September is back-to-school time. But kids aren’t the only ones whose schedules gear up. Summer vacations are a memory. Businesses focus on projects that languished over the summer. Churches mobilize their ministry programs. Families turn their attention from vacations to home repairs and major purchases. Stay-at-home moms think about returning to the workplace to help pay the bills.
If that isn’t enough, toss in the holidays. Halloween is just around the bend. Thanksgiving a mere four weeks later. Then there’s the final lap into Christmas and New Year’s day. Four months of non-stop activity with barely a moment to catch our breath.
September isn’t just another month on the calendar. It’s the starting line for a marathon through the busiest four months of the year.
September is also when I return to my annual Bible study teaching commitment. Nine months of teaching a weekly class of 180+ women. Nine months of training a group of leaders to lead in their respective roles. Nine months of study and preparation, followed by a three month break, only to start again the following September.
It’s easy to feel like a ministry machine or a plane on autopilot. It’s also easy for the leaders who work with me to think about passing on their commitment. A smaller commitment with a smaller bite out of their schedules looks very attractive whenever we face a new year.
Maybe you’re also thinking about stepping away from a commitment you’ve made as you face a new ministry year. Before you do, keep reading.
I’ve learned from experience that combating ministry burnout is a combination of stepping out and leaning in. But the stepping out isn’t what you might think. Consider these ten steps to turn ministry burnout into ministry joy:
1. Step out of ministry motivated by guilt.
Lean in to ministry motivated by gratitude.
- “Therefore let us be grateful for receiving a kingdom that cannot be shaken, and thus let us offer to God acceptable worship, with reverence and awe” (Hebrews 12:28 ESV).
2. Step out of serving on autopilot.
Lean in to being intentional about ministry activity.
- “Therefore let us leave the elementary doctrine of Christ and go on to maturity.” (Hebrews 6:1).
3. Step out of seeing ministry as a task.
Lean in to focusing on the people for whom Christ died.
- “For God so loved the world, that he gave his only Son, that whoever believes in him should not perish but have eternal life” (John 3:16).

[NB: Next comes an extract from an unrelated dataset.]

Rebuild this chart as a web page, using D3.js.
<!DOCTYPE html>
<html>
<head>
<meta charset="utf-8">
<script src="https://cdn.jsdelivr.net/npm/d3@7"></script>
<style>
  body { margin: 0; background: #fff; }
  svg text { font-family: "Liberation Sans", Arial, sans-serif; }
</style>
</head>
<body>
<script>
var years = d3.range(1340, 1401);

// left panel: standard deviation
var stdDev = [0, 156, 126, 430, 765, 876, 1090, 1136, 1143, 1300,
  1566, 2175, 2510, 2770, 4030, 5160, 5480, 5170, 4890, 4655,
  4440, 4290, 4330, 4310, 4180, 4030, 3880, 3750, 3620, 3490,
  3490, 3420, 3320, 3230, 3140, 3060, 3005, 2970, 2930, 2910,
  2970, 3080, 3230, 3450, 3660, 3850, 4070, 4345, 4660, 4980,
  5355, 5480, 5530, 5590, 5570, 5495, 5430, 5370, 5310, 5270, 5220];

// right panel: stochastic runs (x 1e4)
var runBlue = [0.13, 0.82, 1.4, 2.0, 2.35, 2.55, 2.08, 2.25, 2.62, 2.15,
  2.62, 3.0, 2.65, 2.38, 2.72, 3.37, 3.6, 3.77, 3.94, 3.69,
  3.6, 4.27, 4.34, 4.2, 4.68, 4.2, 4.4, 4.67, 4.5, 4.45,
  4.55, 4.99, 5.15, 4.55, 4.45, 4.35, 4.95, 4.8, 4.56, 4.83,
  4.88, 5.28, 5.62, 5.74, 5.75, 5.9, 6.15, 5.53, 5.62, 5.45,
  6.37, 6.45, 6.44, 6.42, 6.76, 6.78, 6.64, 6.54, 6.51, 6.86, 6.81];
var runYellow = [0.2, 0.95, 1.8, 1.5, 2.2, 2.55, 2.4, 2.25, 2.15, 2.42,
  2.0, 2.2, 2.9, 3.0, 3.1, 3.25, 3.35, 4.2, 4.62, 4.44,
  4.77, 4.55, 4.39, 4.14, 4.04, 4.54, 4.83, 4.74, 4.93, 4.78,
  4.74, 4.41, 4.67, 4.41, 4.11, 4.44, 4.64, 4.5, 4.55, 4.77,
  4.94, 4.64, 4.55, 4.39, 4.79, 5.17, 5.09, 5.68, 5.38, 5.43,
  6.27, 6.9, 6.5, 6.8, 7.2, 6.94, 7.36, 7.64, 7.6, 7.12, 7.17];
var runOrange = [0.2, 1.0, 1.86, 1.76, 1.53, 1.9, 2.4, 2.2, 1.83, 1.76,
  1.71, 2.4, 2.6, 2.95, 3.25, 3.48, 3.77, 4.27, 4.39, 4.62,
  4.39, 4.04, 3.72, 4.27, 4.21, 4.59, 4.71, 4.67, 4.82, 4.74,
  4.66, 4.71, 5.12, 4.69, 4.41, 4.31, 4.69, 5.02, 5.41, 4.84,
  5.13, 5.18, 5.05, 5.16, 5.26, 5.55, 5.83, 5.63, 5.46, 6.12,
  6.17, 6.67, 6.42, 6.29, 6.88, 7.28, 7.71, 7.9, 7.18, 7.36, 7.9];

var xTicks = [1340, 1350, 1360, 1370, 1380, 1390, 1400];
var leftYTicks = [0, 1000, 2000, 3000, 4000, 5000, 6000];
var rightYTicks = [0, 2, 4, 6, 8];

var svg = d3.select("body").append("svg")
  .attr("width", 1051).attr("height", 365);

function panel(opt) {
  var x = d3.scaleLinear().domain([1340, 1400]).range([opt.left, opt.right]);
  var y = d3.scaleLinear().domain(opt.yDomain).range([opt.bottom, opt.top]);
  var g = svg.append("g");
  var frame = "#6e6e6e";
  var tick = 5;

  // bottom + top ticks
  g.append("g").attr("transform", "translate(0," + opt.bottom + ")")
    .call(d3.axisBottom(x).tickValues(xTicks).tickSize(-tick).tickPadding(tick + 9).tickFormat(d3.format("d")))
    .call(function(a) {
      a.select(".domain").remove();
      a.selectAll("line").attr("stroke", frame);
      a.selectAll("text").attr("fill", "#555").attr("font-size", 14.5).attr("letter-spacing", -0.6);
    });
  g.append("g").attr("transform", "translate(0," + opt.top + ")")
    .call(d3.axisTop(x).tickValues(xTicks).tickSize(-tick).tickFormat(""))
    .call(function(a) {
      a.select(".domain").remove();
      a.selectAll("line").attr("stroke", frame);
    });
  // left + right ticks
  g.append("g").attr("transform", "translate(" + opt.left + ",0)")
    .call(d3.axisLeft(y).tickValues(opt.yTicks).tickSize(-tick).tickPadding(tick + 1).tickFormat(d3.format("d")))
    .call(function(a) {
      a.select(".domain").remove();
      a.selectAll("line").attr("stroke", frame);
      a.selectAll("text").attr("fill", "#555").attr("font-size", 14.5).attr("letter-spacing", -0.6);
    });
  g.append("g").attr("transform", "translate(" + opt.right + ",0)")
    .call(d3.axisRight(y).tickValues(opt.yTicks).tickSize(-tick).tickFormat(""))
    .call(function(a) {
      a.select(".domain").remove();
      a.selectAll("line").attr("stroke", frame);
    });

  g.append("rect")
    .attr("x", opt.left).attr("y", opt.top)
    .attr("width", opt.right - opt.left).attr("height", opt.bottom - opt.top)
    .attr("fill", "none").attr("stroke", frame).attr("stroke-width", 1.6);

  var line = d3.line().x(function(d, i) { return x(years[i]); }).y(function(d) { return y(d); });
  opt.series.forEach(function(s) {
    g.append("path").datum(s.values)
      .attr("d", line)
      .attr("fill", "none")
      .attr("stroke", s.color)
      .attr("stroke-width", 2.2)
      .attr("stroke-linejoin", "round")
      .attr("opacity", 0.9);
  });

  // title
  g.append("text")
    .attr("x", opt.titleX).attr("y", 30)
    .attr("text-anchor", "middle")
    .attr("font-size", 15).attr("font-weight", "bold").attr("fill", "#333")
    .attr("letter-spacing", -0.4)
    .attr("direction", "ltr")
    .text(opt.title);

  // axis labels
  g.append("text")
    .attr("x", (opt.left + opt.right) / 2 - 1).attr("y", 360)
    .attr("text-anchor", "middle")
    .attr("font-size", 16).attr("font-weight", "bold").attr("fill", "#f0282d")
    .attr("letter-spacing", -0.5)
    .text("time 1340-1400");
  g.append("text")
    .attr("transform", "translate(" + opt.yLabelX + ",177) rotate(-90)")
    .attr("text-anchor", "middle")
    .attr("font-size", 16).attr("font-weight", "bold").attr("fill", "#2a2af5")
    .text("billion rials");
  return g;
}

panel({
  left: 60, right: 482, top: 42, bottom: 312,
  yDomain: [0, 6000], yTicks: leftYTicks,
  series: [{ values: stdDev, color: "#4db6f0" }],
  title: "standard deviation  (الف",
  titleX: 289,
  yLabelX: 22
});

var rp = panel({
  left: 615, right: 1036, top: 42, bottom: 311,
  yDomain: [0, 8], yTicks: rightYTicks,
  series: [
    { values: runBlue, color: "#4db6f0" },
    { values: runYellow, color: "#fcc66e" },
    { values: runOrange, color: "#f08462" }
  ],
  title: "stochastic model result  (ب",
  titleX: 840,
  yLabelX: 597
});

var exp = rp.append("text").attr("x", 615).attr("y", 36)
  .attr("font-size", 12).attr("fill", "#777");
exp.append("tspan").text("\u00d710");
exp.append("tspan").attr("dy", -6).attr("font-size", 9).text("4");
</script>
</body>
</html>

4. Step out of cutting corners to make ministry convenient.
Lean in to remembering who you really serve.
- “Serve wholeheartedly, as if you were serving the Lord, not people” (Ephesians 6:7).

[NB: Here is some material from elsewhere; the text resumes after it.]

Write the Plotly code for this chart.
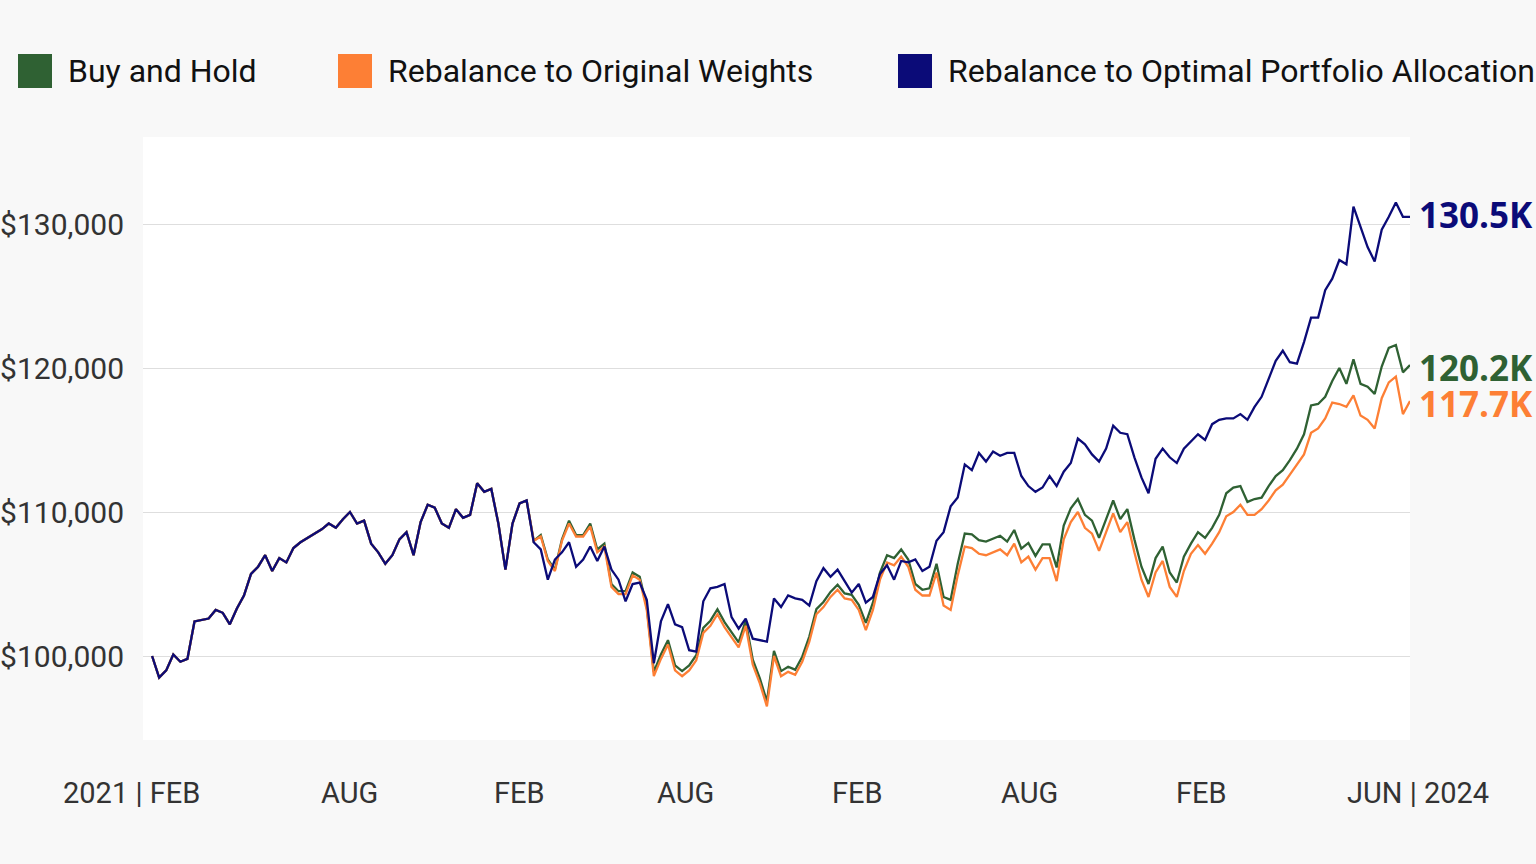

5. Step out of coasting on past Bible study or studying only in preparation to lead.
Lean in to a daily time of refreshing as you meet God in His Word.

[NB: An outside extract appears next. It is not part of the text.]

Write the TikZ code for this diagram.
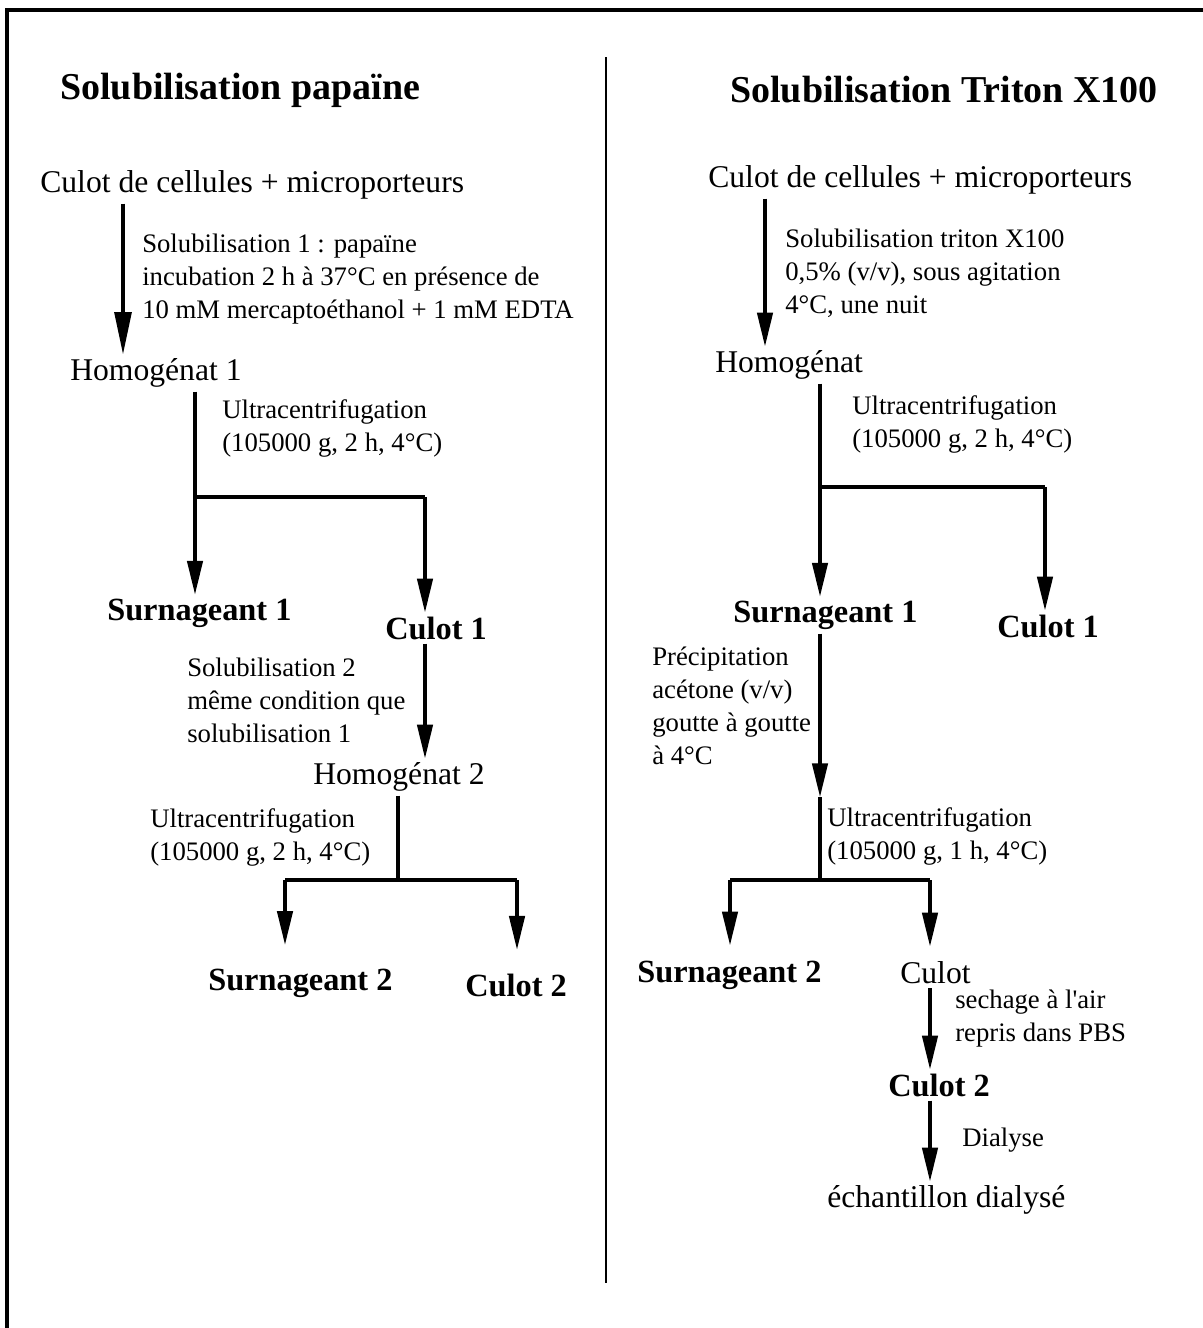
\documentclass[tikz,border=0pt]{standalone}
\usepackage{fontspec}
\setmainfont{Liberation Serif}
\usepackage{tikz}
\usetikzlibrary{
  arrows.meta,
  positioning,
  calc
}

\begin{document}
\begin{tikzpicture}[x=0.025cm, y=-0.025cm,
    heading/.style={font=\fontsize{27}{32}\selectfont\bfseries, anchor=west, inner sep=0pt},
    stage/.style={font=\fontsize{22.5}{27}\selectfont, anchor=west, inner sep=0pt, outer ysep=3pt},
    product/.style={font=\fontsize{23}{27}\selectfont\bfseries, anchor=west, inner sep=0pt, outer ysep=3pt},
    note/.style={font=\fontsize{19}{23.5}\selectfont, anchor=west, align=left, inner sep=0pt},
    flow/.style={line width=2.2pt, -{Triangle[length=24pt, width=11pt]}},
    branch/.style={line width=2.2pt},
    frame/.style={line width=2.8pt}]
  \useasboundingbox (0,0) rectangle (1203,1328);

  % cadre et separation
  \draw[frame] (7,1328) -- (7,10) -- (1203,10);
  \draw[line width=2pt] (606,57) -- (606,1283);

  % --- solubilisation papaine ---
  \node[heading] (titreP) at (60,90) {Solubilisation papaïne};
  \node[stage] (cellP) at (40,185) {Culot de cellules + microporteurs};
  \node[note] (solP) at (142,279) {Solubilisation 1 : papaïne\\incubation 2 h à 37°C en présence de\\10 mM mercaptoéthanol + 1 mM EDTA};
  \node[stage] (homP1) at (70,373) {Homogénat 1};
  \node[note] (ucP1) at (222,428) {Ultracentrifugation\\(105000 g, 2 h, 4°C)};
  \node[product] (surP1) at (107,613) {Surnageant 1};
  \node[product] (culP1) at (385,628) {Culot 1};
  \node[note] (solP2) at (187,700) {Solubilisation 2\\même condition que\\solubilisation 1};
  \node[stage] (homP2) at (313,777) {Homogénat 2};
  \node[note] (ucP2) at (150,837) {Ultracentrifugation\\(105000 g, 2 h, 4°C)};
  \node[product] (surP2) at (208,983) {Surnageant 2};
  \node[product] (culP2) at (465,985) {Culot 2};

  \coordinate (xP1) at (123,0);
  \coordinate (xP2) at (195,0);
  \coordinate (xP3) at (425,0);
  \coordinate (xP4) at (398,0);
  \coordinate (xP5) at (285,0);
  \coordinate (xP6) at (517,0);
  \coordinate (jP1) at (195,497);
  \coordinate (jP2) at (398,880);

  \draw[flow, -{Triangle[length=30pt, width=12pt]}] (cellP.south -| xP1) -- (homP1.north -| xP1);
  \draw[branch] (homP1.south -| xP2) -- (jP1) -- (jP1 -| xP3);
  \draw[flow] (jP1) -- (surP1.north -| xP2);
  \draw[flow] (jP1 -| xP3) -- (culP1.north -| xP3);
  \draw[flow] (culP1.south -| xP3) -- (homP2.north -| xP3);
  \draw[branch] (homP2.south -| xP4) -- (jP2);
  \draw[branch] (jP2 -| xP5) -- (jP2 -| xP6);
  \draw[flow, shorten >=14pt] (jP2 -| xP5) -- (surP2.north -| xP5);
  \draw[flow, shorten >=14pt] (jP2 -| xP6) -- (culP2.north -| xP6);

  % --- solubilisation triton X100 ---
  \node[heading] (titreT) at (730,90) {Solubilisation Triton X100};
  \node[stage] (cellT) at (708,180) {Culot de cellules + microporteurs};
  \node[note] (solT) at (785,273) {Solubilisation triton X100\\0,5\% (v/v), sous agitation\\4°C, une nuit};
  \node[stage] (homT) at (715,365) {Homogénat};
  \node[note] (ucT1) at (852,424) {Ultracentrifugation\\(105000 g, 2 h, 4°C)};
  \node[product] (surT1) at (733,615) {Surnageant 1};
  \node[product] (culT1) at (997,626) {Culot 1};
  \node[note] (precT) at (652,706) {Précipitation\\acétone (v/v)\\goutte à goutte\\à 4°C};
  \node[note] (ucT2) at (827,836) {Ultracentrifugation\\(105000 g, 1 h, 4°C)};
  \node[product] (surT2) at (637,975) {Surnageant 2};
  \node[stage] (culT) at (900,973) {Culot};
  \node[note] (sechT) at (955,1019) {sechage à l\textquotesingle air\\repris dans PBS};
  \node[product] (culT2) at (888,1085) {Culot 2};
  \node[note] (dialT) at (962,1140) {Dialyse};
  \node[stage] (echT) at (827,1200) {échantillon dialysé};

  \coordinate (xT1) at (765,0);
  \coordinate (xT2) at (820,0);
  \coordinate (xT3) at (1045,0);
  \coordinate (xT4) at (730,0);
  \coordinate (xT5) at (930,0);
  \coordinate (jT1) at (820,487);
  \coordinate (cT) at (820,797);
  \coordinate (jT2) at (820,880);

  \draw[flow] (cellT.south -| xT1) -- (homT.north -| xT1);
  \draw[branch] (homT.south -| xT2) -- (jT1) -- (jT1 -| xT3);
  \draw[flow] (jT1) -- (surT1.north -| xT2);
  \draw[flow] (jT1 -| xT3) -- (culT1.north -| xT3);
  \draw[flow] (surT1.south -| xT2) -- (cT);
  \draw[branch] (cT) -- (jT2);
  \draw[branch] (jT2 -| xT4) -- (jT2 -| xT5);
  \draw[flow, shorten >=8pt] (jT2 -| xT4) -- (surT2.north -| xT4);
  \draw[flow, shorten >=8pt] (jT2 -| xT5) -- (culT.north -| xT5);
  \draw[flow] (culT.south -| xT5) -- (culT2.north -| xT5);
  \draw[flow] (culT2.south -| xT5) -- (echT.north -| xT5);
\end{tikzpicture}
\end{document}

- “But his delight is in the law of the Lord, and on his law he meditates day and night” (Psalm 1:2).
6. Step out of criticism for those who lead you in ministry.
Lean in to praying daily for your leaders, for God to equip and direct them.
- “Bearing with one another and, if one has a complaint against another, forgiving each other; as the Lord has forgiven you, so you also must forgive” (Colossians 3:13).
7. Step out of thinking that what you are sharing applies only to other people.
Lean in to applying what you are sharing so that you are learning what you teach.
- “A disciple is not above his teacher, but everyone when he is fully trained will be like his teacher” (Luke 6:40).
8. Step out of allowing ministry to consume you.
Lean in to being a good steward of your health and your family.
- “The angel of the Lord came back a second time and touched him and said, “Get up and eat, for the journey is too much for you.” So he got up and ate and drank. Strengthened by that food, he traveled forty days and forty nights…” (I Kings 19:7-8).
9. Step out of drawing on your own reserves.
Lean in to depending on God to strengthen you for your task.
- “God, the Lord, is my strength” (Habakkuk 3:19 ESV).
10. Step out of pride.
Lean in to humility.
- “God opposes the proud, but gives grace to the humble” (James 4:6 ESV).
Of course, God knows we’re often motivated by reward, so He has that covered, too. He tells us so through the writer of Hebrews:
“God is not unjust; he will not forget your work
and the love you have shown him as you have helped his people
and continue to help them” (Hebrews 6:10 NIV).
Following these ten steps (and remembering the reward, too!) helps me maintain contagious joy in ministry and strengthens me for the privilege of serving the Savior who first served us. May they be as helpful to you as they are to me.